* _Work to complete_:
Leave out the pictures and copy everything else in the entries exactly.

Records with drawing code:
++++++++

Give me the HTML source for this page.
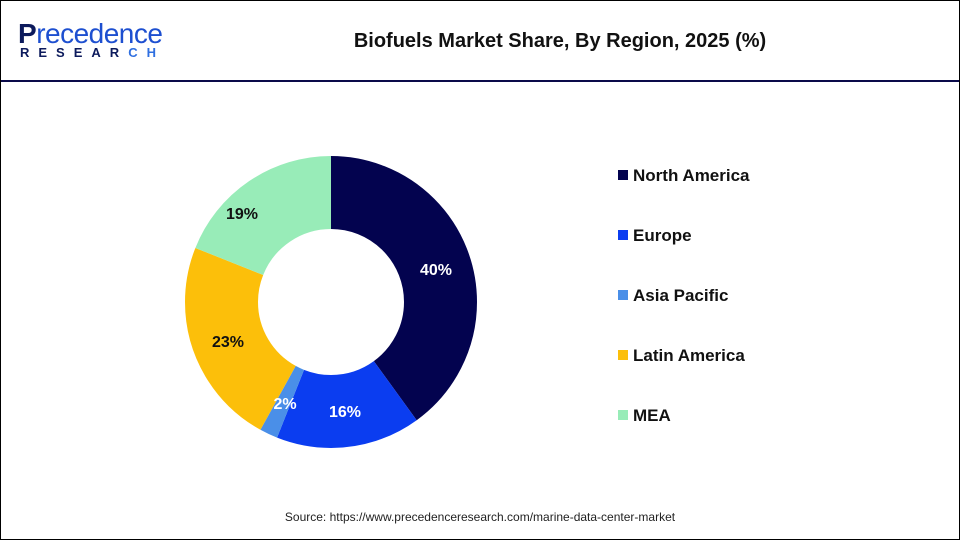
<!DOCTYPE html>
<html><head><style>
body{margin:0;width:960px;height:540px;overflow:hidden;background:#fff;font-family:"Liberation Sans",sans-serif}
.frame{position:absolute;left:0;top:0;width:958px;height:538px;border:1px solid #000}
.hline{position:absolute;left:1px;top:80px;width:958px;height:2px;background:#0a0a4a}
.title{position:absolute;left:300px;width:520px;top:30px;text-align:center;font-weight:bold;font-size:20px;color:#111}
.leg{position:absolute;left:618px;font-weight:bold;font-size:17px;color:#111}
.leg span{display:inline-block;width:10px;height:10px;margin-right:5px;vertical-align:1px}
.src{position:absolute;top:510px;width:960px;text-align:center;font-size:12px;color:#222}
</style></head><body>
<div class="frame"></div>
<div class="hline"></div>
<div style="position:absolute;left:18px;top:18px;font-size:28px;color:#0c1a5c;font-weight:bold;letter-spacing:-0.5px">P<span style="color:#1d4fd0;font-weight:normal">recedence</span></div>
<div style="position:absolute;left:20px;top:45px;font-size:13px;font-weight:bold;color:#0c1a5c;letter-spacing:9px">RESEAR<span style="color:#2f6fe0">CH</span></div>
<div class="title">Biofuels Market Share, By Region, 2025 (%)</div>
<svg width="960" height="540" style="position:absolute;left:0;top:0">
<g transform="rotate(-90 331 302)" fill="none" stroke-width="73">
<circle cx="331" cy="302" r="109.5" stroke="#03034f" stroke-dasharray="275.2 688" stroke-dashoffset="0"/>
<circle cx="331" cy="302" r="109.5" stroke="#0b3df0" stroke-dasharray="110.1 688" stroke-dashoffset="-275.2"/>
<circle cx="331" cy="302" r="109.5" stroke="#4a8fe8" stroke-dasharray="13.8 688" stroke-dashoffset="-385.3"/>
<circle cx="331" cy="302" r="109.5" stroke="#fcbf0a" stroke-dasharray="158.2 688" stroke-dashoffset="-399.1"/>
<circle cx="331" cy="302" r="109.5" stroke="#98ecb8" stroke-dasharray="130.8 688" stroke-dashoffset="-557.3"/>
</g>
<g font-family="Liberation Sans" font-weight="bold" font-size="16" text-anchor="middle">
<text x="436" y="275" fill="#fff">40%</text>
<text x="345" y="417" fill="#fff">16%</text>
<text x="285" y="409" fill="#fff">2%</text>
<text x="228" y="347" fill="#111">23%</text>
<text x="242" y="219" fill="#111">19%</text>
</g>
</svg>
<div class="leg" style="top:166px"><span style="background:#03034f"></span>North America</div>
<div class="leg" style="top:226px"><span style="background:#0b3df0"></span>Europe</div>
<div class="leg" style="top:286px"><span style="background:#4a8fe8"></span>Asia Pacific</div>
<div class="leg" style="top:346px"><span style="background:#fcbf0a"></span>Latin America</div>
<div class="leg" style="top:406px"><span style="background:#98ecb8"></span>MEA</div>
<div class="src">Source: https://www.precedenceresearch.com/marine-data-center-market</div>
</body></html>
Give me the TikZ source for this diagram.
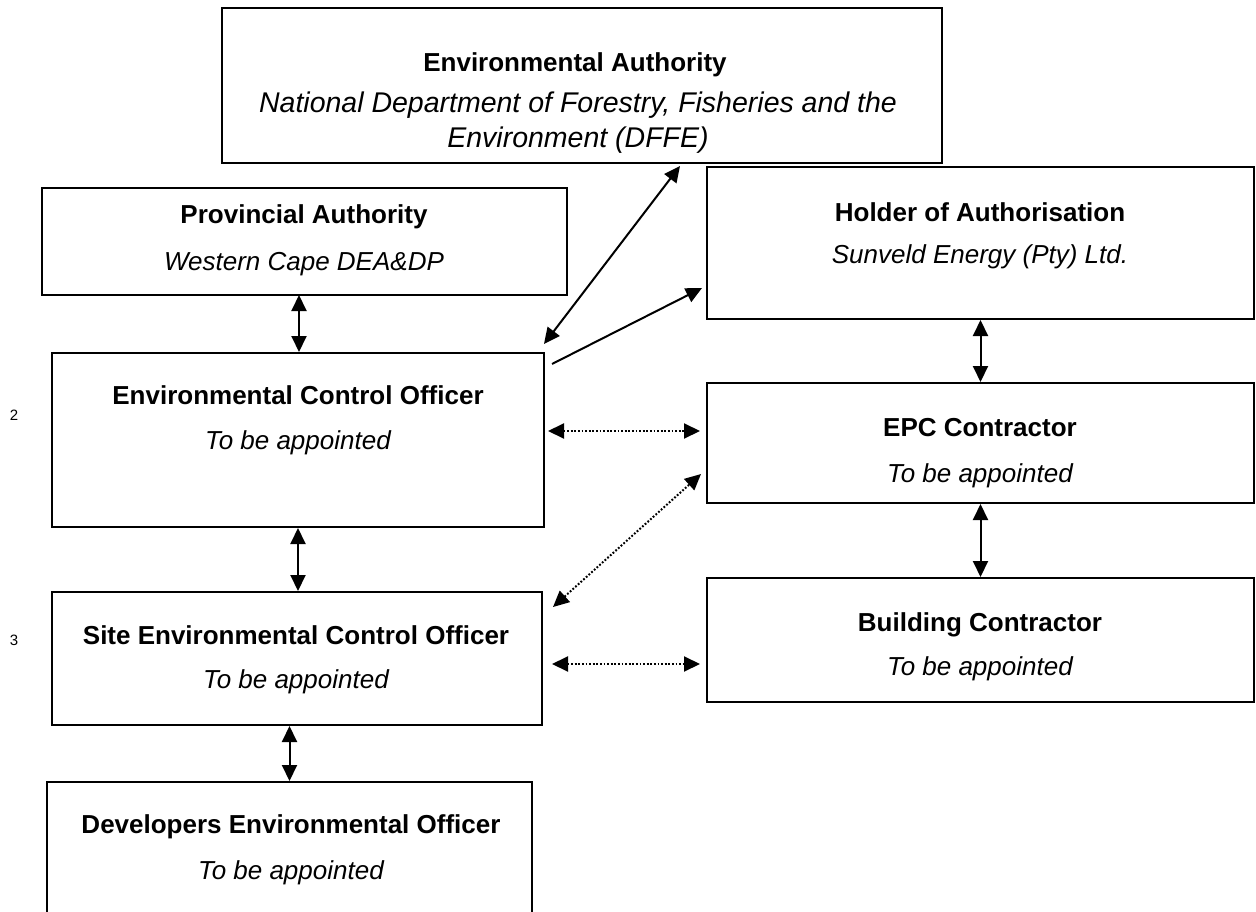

++++++++

* _The output_:
Give me the HTML source for this page.
<!DOCTYPE html>
<html><head><style>
body{margin:0;width:960px;height:540px;overflow:hidden;background:#fff;font-family:"Liberation Sans",sans-serif}
.frame{position:absolute;left:0;top:0;width:958px;height:538px;border:1px solid #000}
.hline{position:absolute;left:1px;top:80px;width:958px;height:2px;background:#0a0a4a}
.title{position:absolute;left:300px;width:520px;top:30px;text-align:center;font-weight:bold;font-size:20px;color:#111}
.leg{position:absolute;left:618px;font-weight:bold;font-size:17px;color:#111}
.leg span{display:inline-block;width:10px;height:10px;margin-right:5px;vertical-align:1px}
.src{position:absolute;top:510px;width:960px;text-align:center;font-size:12px;color:#222}
</style></head><body>
<div class="frame"></div>
<div class="hline"></div>
<div style="position:absolute;left:18px;top:18px;font-size:28px;color:#0c1a5c;font-weight:bold;letter-spacing:-0.5px">P<span style="color:#1d4fd0;font-weight:normal">recedence</span></div>
<div style="position:absolute;left:20px;top:45px;font-size:13px;font-weight:bold;color:#0c1a5c;letter-spacing:9px">RESEAR<span style="color:#2f6fe0">CH</span></div>
<div class="title">Biofuels Market Share, By Region, 2025 (%)</div>
<svg width="960" height="540" style="position:absolute;left:0;top:0">
<g transform="rotate(-90 331 302)" fill="none" stroke-width="73">
<circle cx="331" cy="302" r="109.5" stroke="#03034f" stroke-dasharray="275.2 688" stroke-dashoffset="0"/>
<circle cx="331" cy="302" r="109.5" stroke="#0b3df0" stroke-dasharray="110.1 688" stroke-dashoffset="-275.2"/>
<circle cx="331" cy="302" r="109.5" stroke="#4a8fe8" stroke-dasharray="13.8 688" stroke-dashoffset="-385.3"/>
<circle cx="331" cy="302" r="109.5" stroke="#fcbf0a" stroke-dasharray="158.2 688" stroke-dashoffset="-399.1"/>
<circle cx="331" cy="302" r="109.5" stroke="#98ecb8" stroke-dasharray="130.8 688" stroke-dashoffset="-557.3"/>
</g>
<g font-family="Liberation Sans" font-weight="bold" font-size="16" text-anchor="middle">
<text x="436" y="275" fill="#fff">40%</text>
<text x="345" y="417" fill="#fff">16%</text>
<text x="285" y="409" fill="#fff">2%</text>
<text x="228" y="347" fill="#111">23%</text>
<text x="242" y="219" fill="#111">19%</text>
</g>
</svg>
<div class="leg" style="top:166px"><span style="background:#03034f"></span>North America</div>
<div class="leg" style="top:226px"><span style="background:#0b3df0"></span>Europe</div>
<div class="leg" style="top:286px"><span style="background:#4a8fe8"></span>Asia Pacific</div>
<div class="leg" style="top:346px"><span style="background:#fcbf0a"></span>Latin America</div>
<div class="leg" style="top:406px"><span style="background:#98ecb8"></span>MEA</div>
<div class="src">Source: https://www.precedenceresearch.com/marine-data-center-market</div>
</body></html>
Give me the TikZ source for this diagram.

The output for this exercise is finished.